Здесь автор книги впервые позволит себе взять слово от собственного имени, потому что 3 августа 1947 года он сам был на празднике и видел первое "публичное" появление этих грозных самолетов. Не знаю, какая была ошибка, но неожиданно на очень низкой высоте удивительно быстро промчались три огромных четырехмоторных самолета. Их внезапное появление буквально ошеломило десятки тысяч москвичей, заполнивших летное поле Тушинского аэродрома. И я очень хорошо помню, что все вскочили на ноги стали кричать "ура!" и размахивать руками. Но дружный крик толпы был мгновенно заглушен ревом моторов. Казалось, что эти гиганты подавляют своей мощью. Скажу более того, именно эти самолеты произвели на народ самое большое впечатление. Даже больше, чем первые реактивные самолеты. А они тоже были. И истребители, и штурмовики, и даже два двухмоторных реактивных бомбардировщика. Тогда ни я, да и никто из присутствующих, за исключением разве конструкторов, которые тоже, конечно, находились на поле, не знали, что это были Ту-12, одни из самых первых реактивных самолетов, еще с прямым крылом, но уже с удивительной скоростью. Помню, я взял с собой бинокль. За поршневым самолетом в него следить было очень просто. Навел и смотри. А здесь не успел рассмотреть самолет, как он уже превратился в точку на горизонте. И конечно, я не знал, что за его штурвалом сидит тот же Перелет и выжимает из обеих реактивных турбин, чей пронзительный визг неприятно бил по ушам, без малого 800 километров в час.

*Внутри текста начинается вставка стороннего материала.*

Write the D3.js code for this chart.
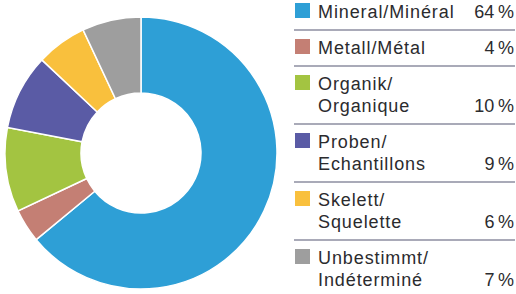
<!DOCTYPE html>
<html>
<head>
<meta charset="utf-8">
<script src="https://cdn.jsdelivr.net/npm/d3@7"></script>
<style>
  body { margin: 0; background: #fff; }
  text { font-family: "Liberation Sans", Arial, sans-serif; fill: #2b2b2e; }
</style>
</head>
<body>
<script>
// categories (two lines where the label wraps), shares in percent, colours
var labels = [
  ["Mineral/Minéral"],
  ["Metall/Métal"],
  ["Organik/", "Organique"],
  ["Proben/", "Echantillons"],
  ["Skelett/", "Squelette"],
  ["Unbestimmt/", "Indéterminé"]
];
var values = [64, 4, 10, 9, 6, 7];
var colors = ["#2e9fd6", "#c47f74", "#a3c441", "#5a5ba5", "#f9c03d", "#9e9e9e"];

var width = 516, height = 294;
var cx = 141, cy = 153, outerR = 136, innerR = 60;

var svg = d3.select("body").append("svg")
  .attr("width", width)
  .attr("height", height);

//donut
var pie = d3.pie().sort(null).value(function(d){ return d; });
var arc = d3.arc().innerRadius(innerR).outerRadius(outerR);

svg.append("g")
  .attr("transform", "translate(" + cx + "," + cy + ")")
  .selectAll("path")
  .data(pie(values))
  .enter().append("path")
  .attr("d", arc)
  .style("fill", function(d,i){ return colors[i]; })
  .style("stroke", "#fff")
  .style("stroke-width", 1.5);

//legend rows: work out baselines from the number of lines in each label
var lineH = 22, sepGap = 12, nextGap = 24;
var rows = [];
var y = 18;
for (i=0;i<labels.length;i++){
  var lines = [];
  for (j=0;j<labels[i].length;j++){ lines.push(y + j*lineH); }
  var last = lines[lines.length-1];
  rows.push({ lines: lines, sep: last + sepGap });
  y = last + sepGap + nextGap;
}

var legend = svg.append("g");
var fs = 18, ls = 0.9;

var row = legend.selectAll(".row").data(rows).enter().append("g").attr("class","row");

row.append("rect")
  .attr("x", 295)
  .attr("y", function(d){ return d.lines[0] - 15; })
  .attr("width", 15)
  .attr("height", 15)
  .style("fill", function(d,i){ return colors[i]; });

row.each(function(d,i){
  var g = d3.select(this);
  labels[i].forEach(function(t,j){
    g.append("text")
      .attr("x", 318)
      .attr("y", d.lines[j])
      .attr("font-size", fs)
      .attr("letter-spacing", ls)
      .text(t);
  });
  g.append("text")
    .attr("x", 514)
    .attr("y", d.lines[d.lines.length-1])
    .attr("font-size", fs)
    .attr("text-anchor", "end")
    .text(values[i] + "\u2009%");
  if (i < labels.length-1){
    g.append("line")
      .attr("x1", 294).attr("x2", 515)
      .attr("y1", d.sep).attr("y2", d.sep)
      .style("stroke", "#8d8ea0")
      .style("stroke-width", 1.5);
  }
});
</script>
</body>
</html>
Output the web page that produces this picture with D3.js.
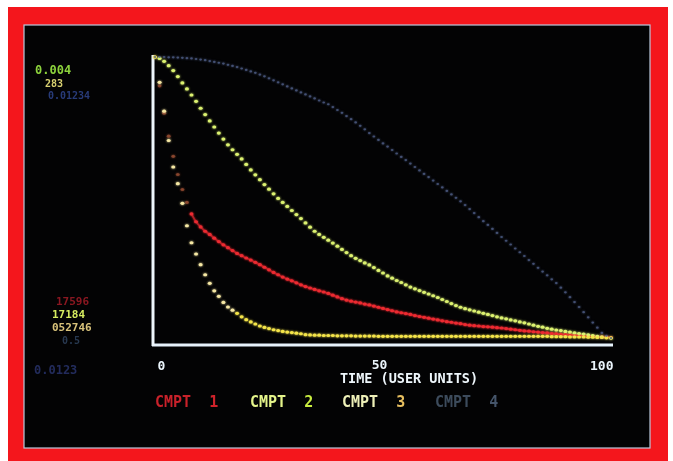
<!DOCTYPE html>
<html>
<head>
<meta charset="utf-8">
<script src="https://cdn.jsdelivr.net/npm/d3@7"></script>
<style>
  html, body { margin: 0; padding: 0; background: #ffffff; }
  svg { display: block; }
</style>
</head>
<body>
<svg id="chart" width="673" height="461"></svg>
<script>
// ---- data (values normalised to each compartment's start) ----
const times = [0,1,2,3,4,5,6,7,8,9,10,11,12,13,14,15,16,17,18,19,20,21,22,23,24,25,26,27,28,29,30,
  31,32,33,34,35,36,37,38,39,40,41,42,43,44,45,46,47,48,49,50,51,52,53,54,55,56,57,58,59,60,
  61,62,63,64,65,66,67,68,69,70,71,72,73,74,75,76,77,78,79,80,81,82,83,84,85,86,87,88,89,90,
  91,92,93,94,95,96,97,98,99,100];

const cmpt1 = [1.000,0.900,0.805,0.725,0.655,0.592,0.540,0.495,0.455,0.428,0.410,
  0.395,0.384,0.371,0.359,0.348,0.338,0.328,0.318,0.310,0.302,
  0.295,0.287,0.279,0.270,0.261,0.252,0.244,0.236,0.229,0.223,
  0.216,0.209,0.203,0.198,0.193,0.188,0.184,0.179,0.173,0.167,
  0.161,0.156,0.152,0.149,0.146,0.142,0.139,0.135,0.131,0.127,
  0.123,0.119,0.115,0.112,0.109,0.106,0.102,0.099,0.096,0.093,
  0.090,0.087,0.084,0.081,0.079,0.076,0.074,0.071,0.069,0.067,
  0.066,0.064,0.063,0.062,0.060,0.059,0.057,0.055,0.053,0.051,
  0.049,0.048,0.046,0.045,0.043,0.042,0.040,0.039,0.037,0.036,
  0.035,0.034,0.033,0.032,0.031,0.030,0.029,0.028,0.027,0.026];

const cmpt2 = [1.000,0.995,0.985,0.970,0.953,0.932,0.910,0.889,0.868,0.846,0.822,
  0.800,0.778,0.757,0.736,0.715,0.695,0.678,0.662,0.646,0.627,
  0.608,0.591,0.574,0.557,0.541,0.525,0.509,0.495,0.481,0.467,
  0.453,0.439,0.424,0.409,0.395,0.384,0.374,0.364,0.354,0.343,
  0.332,0.321,0.310,0.301,0.293,0.285,0.278,0.269,0.259,0.250,
  0.240,0.232,0.224,0.217,0.209,0.201,0.195,0.189,0.183,0.177,
  0.171,0.165,0.158,0.151,0.144,0.137,0.131,0.126,0.122,0.118,
  0.114,0.110,0.106,0.102,0.098,0.094,0.091,0.087,0.084,0.080,
  0.077,0.073,0.069,0.065,0.062,0.058,0.055,0.052,0.050,0.047,
  0.045,0.042,0.040,0.038,0.035,0.033,0.030,0.028,0.026,0.024];

const cmpt3 = [1.000,0.912,0.812,0.710,0.618,0.560,0.492,0.414,0.355,0.316,0.279,
  0.244,0.214,0.188,0.169,0.148,0.132,0.121,0.110,0.098,0.088,
  0.080,0.073,0.066,0.061,0.057,0.053,0.050,0.047,0.045,0.043,
  0.041,0.039,0.036,0.035,0.034,0.034,0.033,0.033,0.033,0.032,
  0.032,0.032,0.032,0.031,0.031,0.031,0.031,0.031,0.030,0.030,
  0.030,0.030,0.030,0.030,0.030,0.030,0.030,0.030,0.030,0.030,
  0.030,0.030,0.030,0.030,0.030,0.030,0.030,0.030,0.030,0.030,
  0.030,0.030,0.030,0.030,0.030,0.030,0.030,0.030,0.030,0.030,
  0.030,0.030,0.030,0.030,0.030,0.030,0.029,0.029,0.029,0.029,
  0.028,0.028,0.028,0.028,0.027,0.027,0.026,0.026,0.025,0.025];

const cmpt4 = [1.000,1.000,1.000,0.999,0.999,0.998,0.997,0.996,0.995,0.993,0.991,
  0.989,0.986,0.983,0.980,0.977,0.973,0.969,0.965,0.960,0.955,
  0.950,0.945,0.939,0.933,0.926,0.919,0.912,0.905,0.898,0.891,
  0.884,0.877,0.870,0.863,0.856,0.849,0.842,0.836,0.826,0.816,
  0.806,0.795,0.784,0.773,0.761,0.749,0.736,0.724,0.712,0.700,
  0.689,0.677,0.665,0.653,0.642,0.630,0.618,0.606,0.594,0.583,
  0.571,0.559,0.547,0.535,0.523,0.511,0.499,0.486,0.472,0.458,
  0.444,0.430,0.417,0.403,0.389,0.375,0.362,0.349,0.335,0.322,
  0.309,0.295,0.282,0.268,0.255,0.242,0.228,0.215,0.199,0.183,
  0.166,0.149,0.132,0.114,0.096,0.078,0.060,0.042,0.032,0.024];

const seriesNames = ["CMPT  1", "CMPT  2", "CMPT  3", "CMPT  4"];
const xTickValues = [0, 50, 100];
const xTitle = "TIME (USER UNITS)";
const topLabels = ["0.004", "283", "0.01234"];
const bottomLabels = ["17596", "17184", "052746", "0.5", "0.0123"];

// ---- drawing ----
const svg = d3.select("#chart");

const defs = svg.append("defs");
const glow = defs.append("filter").attr("id", "glow").attr("filterUnits", "userSpaceOnUse")
  .attr("x", -700).attr("y", -500).attr("width", 2100).attr("height", 1500);
glow.append("feGaussianBlur").attr("in", "SourceGraphic").attr("stdDeviation", 1.1).attr("result", "b");
const m = glow.append("feMerge");
m.append("feMergeNode").attr("in", "b");
m.append("feMergeNode").attr("in", "SourceGraphic");
const soft = defs.append("filter").attr("id", "soft").attr("filterUnits", "userSpaceOnUse")
  .attr("x", -700).attr("y", -500).attr("width", 2100).attr("height", 1500);
soft.append("feGaussianBlur").attr("stdDeviation", 0.45);

// red bezel and black screen
svg.append("rect").attr("x", 8).attr("y", 7).attr("width", 660).attr("height", 460).attr("fill", "#f4161c");
svg.append("rect").attr("x", 24).attr("y", 25).attr("width", 626).attr("height", 423)
  .attr("fill", "#030304").attr("stroke", "#b9c8dc").attr("stroke-width", 1.2);

const x = d3.scaleLinear().domain([0, 100]).range([155, 611]);
const y = d3.scaleLinear().domain([0, 1]).range([345, 57]);

const colors = ["#ec2a30", "#dcf270", "#f4e44a", "#4e5c86"];
const data = [cmpt1, cmpt2, cmpt3, cmpt4];

// axes
const xAxis = d3.axisBottom(x).tickValues(xTickValues).tickSize(0).tickSizeOuter(0).tickPadding(17);
const gx = svg.append("g").attr("transform", "translate(0,345)").call(xAxis).attr("filter", "url(#soft)");
gx.select(".domain").attr("stroke", "#e6f2fb").attr("stroke-width", 3).attr("d", "M152,0H613");
gx.selectAll(".tick text")
  .attr("fill", "#eaf4fb")
  .attr("font-family", "'DejaVu Sans Mono', monospace")
  .attr("font-weight", "bold")
  .attr("font-size", 13)
  .attr("text-anchor", d => d === 100 ? "end" : "middle")
  .attr("dx", d => d === 0 ? 6 : d === 50 ? -4 : 2)
  .attr("dy", d => d === 50 ? "0.5em" : "0.62em");

const yAxis = d3.axisLeft(y).tickValues([]).tickSizeOuter(0);
const gy = svg.append("g").attr("transform", "translate(153,0)").call(yAxis).attr("filter", "url(#soft)");
gy.select(".domain").attr("stroke", "#eef6fc").attr("stroke-width", 3).attr("d", "M0,55V346");

const plot = svg.append("g").attr("filter", "url(#glow)");

// curves (dot plots)
data.forEach((vals, i) => {
  const pts = times.map((t, k) => [t, vals[k]]);
  if (i === 0) {
    plot.append("path").datum(pts.filter(d => d[0] >= 8))
      .attr("d", d3.line().x(d => x(d[0])).y(d => y(d[1])).curve(d3.curveMonotoneX))
      .attr("fill", "none").attr("stroke", colors[i]).attr("stroke-width", 1.8).attr("opacity", 0.6);
  }
  plot.append("g").selectAll("ellipse").data(pts).join("ellipse")
    .attr("cx", d => x(d[0]))
    .attr("cy", d => y(d[1]))
    .attr("rx", i === 3 ? 1.4 : 2.0)
    .attr("ry", i === 3 ? 1.1 : 1.6)
    .attr("fill", (d, k) => {
      if (i === 2 && k > 0 && k < 18) return "#f6e8a4";
      if (i === 0 && k > 0 && k < 8) return "#e0704a";
      return colors[i];
    })
    .attr("opacity", (d, k) => i === 3 ? 0.8 : (i === 0 && k < 8 ? 0.45 : 1));
});

// x title
svg.append("text").attr("x", x(50) + 26).attr("y", 383)
  .attr("text-anchor", "middle")
  .attr("font-family", "'DejaVu Sans Mono', monospace").attr("font-weight", "bold")
  .attr("font-size", 13.5).attr("fill", "#eef6fb").attr("filter", "url(#soft)")
  .text(xTitle);

// legend
const legendX = [155, 250, 342, 435];
const legendWord = ["#c8202a", "#e4f48a", "#eef0b8", "#3c4c5c"];
const legendNum = ["#d0242c", "#c8ec40", "#e8c060", "#44546a"];
const lg = svg.append("g").attr("filter", "url(#soft)");
seriesNames.forEach((s, i) => {
  const t = lg.append("text").attr("x", legendX[i]).attr("y", 407)
    .attr("font-family", "'DejaVu Sans Mono', monospace").attr("font-weight", "bold")
    .attr("font-size", 15).attr("xml:space", "preserve").style("white-space", "pre");
  t.append("tspan").attr("fill", legendWord[i]).text(s.slice(0, 6));
  t.append("tspan").attr("fill", legendNum[i]).text(s.slice(6));
});

// left-side value readouts
const ll = svg.append("g").attr("filter", "url(#soft)")
  .attr("font-family", "'DejaVu Sans Mono', monospace").attr("font-weight", "bold");
const topPos = [[35, 74, "#8cd23c", 12], [45, 87, "#d8d070", 10], [48, 99, "#283a78", 10]];
topLabels.forEach((s, i) => {
  ll.append("text").attr("x", topPos[i][0]).attr("y", topPos[i][1])
    .attr("fill", topPos[i][2]).attr("font-size", topPos[i][3]).text(s);
});
const botPos = [[56, 305, "#8a1820", 11], [52, 318, "#d6ec60", 11], [52, 331, "#d8c27a", 11],
                [62, 344, "#283850", 10], [34, 374, "#222c5c", 12]];
bottomLabels.forEach((s, i) => {
  ll.append("text").attr("x", botPos[i][0]).attr("y", botPos[i][1])
    .attr("fill", botPos[i][2]).attr("font-size", botPos[i][3]).text(s);
});
</script>
</body>
</html>
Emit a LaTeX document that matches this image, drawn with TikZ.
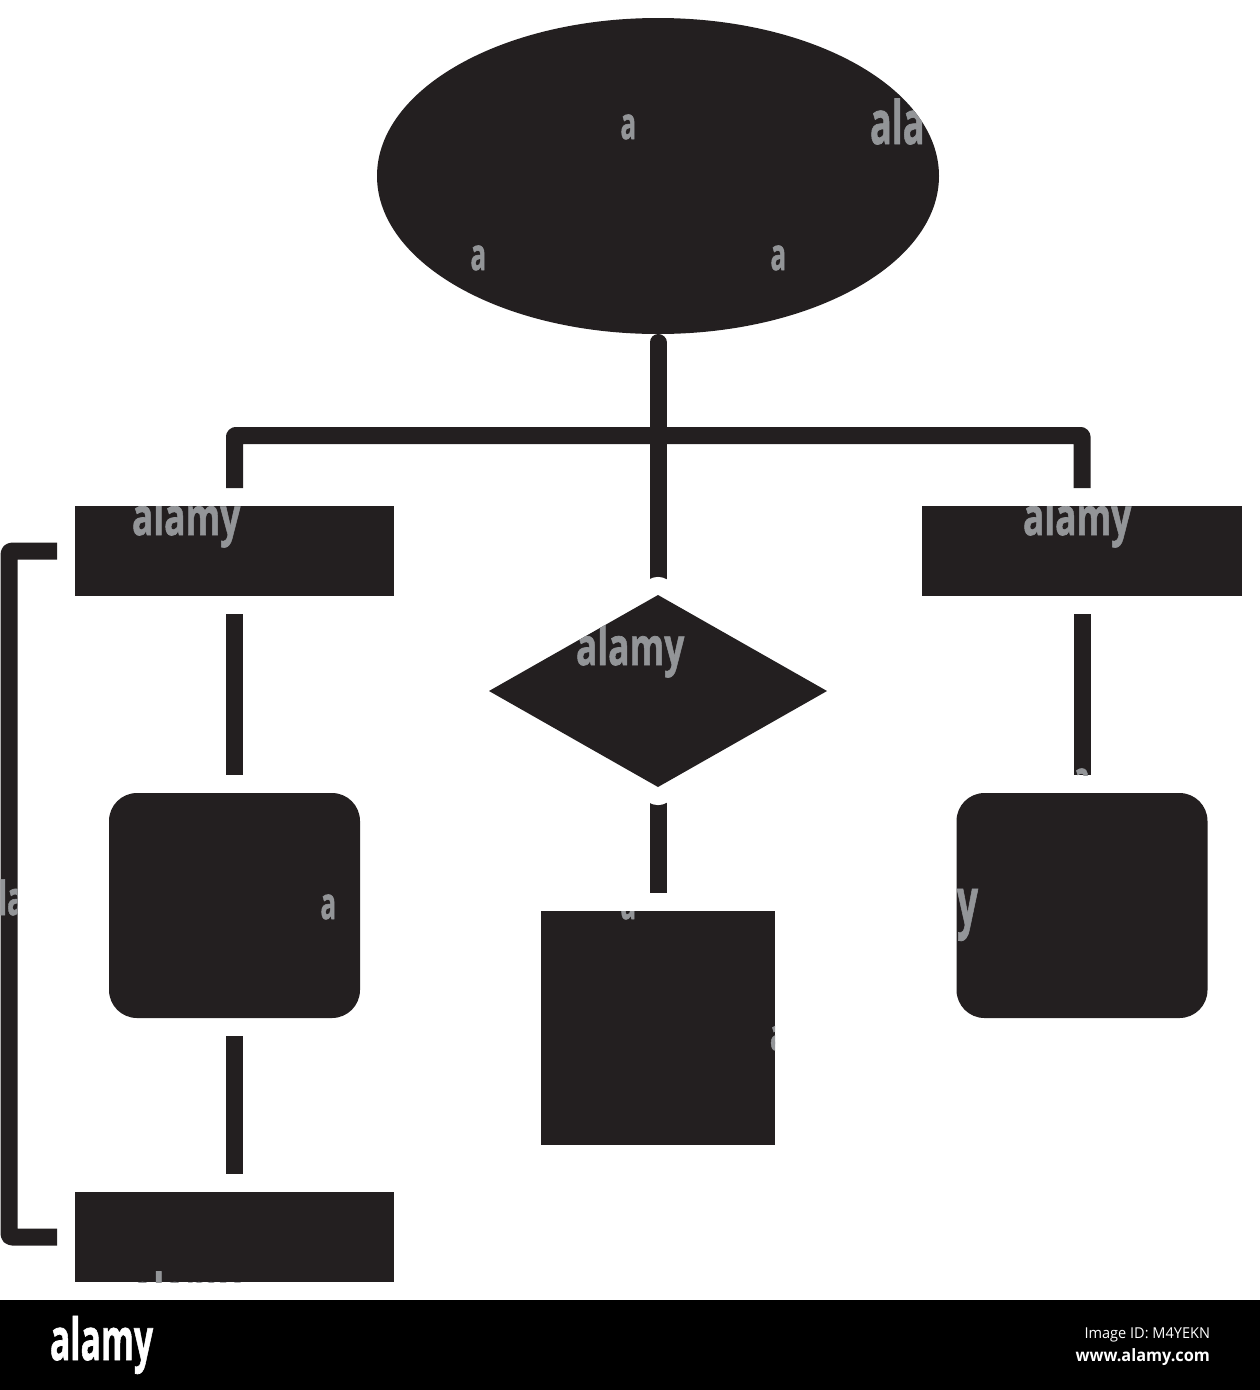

Воздушный парад 1947 года вылился в своеобразный триумф коллектива туполевского ОКБ.

Меньше двух лет назад коллективу дали особые полномочия и исключительно важные задачи. И вот теперь перед всем народом и даже перед всем миром (на параде было полно иностранных военных атташе) они с гордостью держали ответ.

Наверно, не случайно парад почти совпал с очень важной для туполевцев датой — в 1947 году в августе они отмечали 25-летний юбилей со дня организации ОКБ. 9 августа 1947 года на первой полосе "Правды" был помещен Указ Президиума Верховного Совета СССР о награждении в связи с 25-летием туполевского ОКБ орденом Ленина, и тут же опубликован другой Указ о награждении Туполева орденом Ленина и о присвоении ему звания генерал-лейтенанта инженерно-авиационной службы. Рядом — портрет Архангельского и Указ о присвоении ему звания Героя Социалистического Труда и Указ Верховного Совета РСФСР о присвоении почетного звания заслуженного деятеля науки и техники РСФСР. Но обо всем этом Архангельский узнал в больнице, где он лежал с приступом аппендицита.

В этот торжественный день в больницу приехали поздравить его конструкторы. Они же и сказали, что на днях в ОКБ будет праздноваться юбилей, приглашено очень много гостей и очень жаль, что его не будет.

— Я-то буду точно, — уверенно ответил Архангельский.

За день до юбилея он попросил профессора выписать его из больницы. Тот отказался.

— Поймите, профессор, — сказал Архангельский, — завтра я должен обязательно быть среди своих.

Профессор сдался и выпустил Архангельского.

25-летний юбилей отмечали очень торжественно. В президиуме сидели министр авиационной промышленности Хруничев, главком ВВС главный маршал авиации Вершинин, все главные конструкторы авиационной промышленности, представители авиазаводов и научно-исследовательских институтов. Было получено множество поздравительных адресов и телеграмм. Произносились речи, а позже, за банкетными столами, не менее длинные тосты. После юбилейных торжеств в газете "Известия" появилось коротенькое письмо, подписанное Туполевым и Архангельским, в котором они благодарили организации и отдельных товарищей, приславших коллективу и им лично свои поздравления.

25-летие ОКБ стало своеобразным рубежом. Теперь туполевская "фирма" завоевала такой авторитет, что всем стало ясно: новые бомбардировщики создавать в первую очередь им.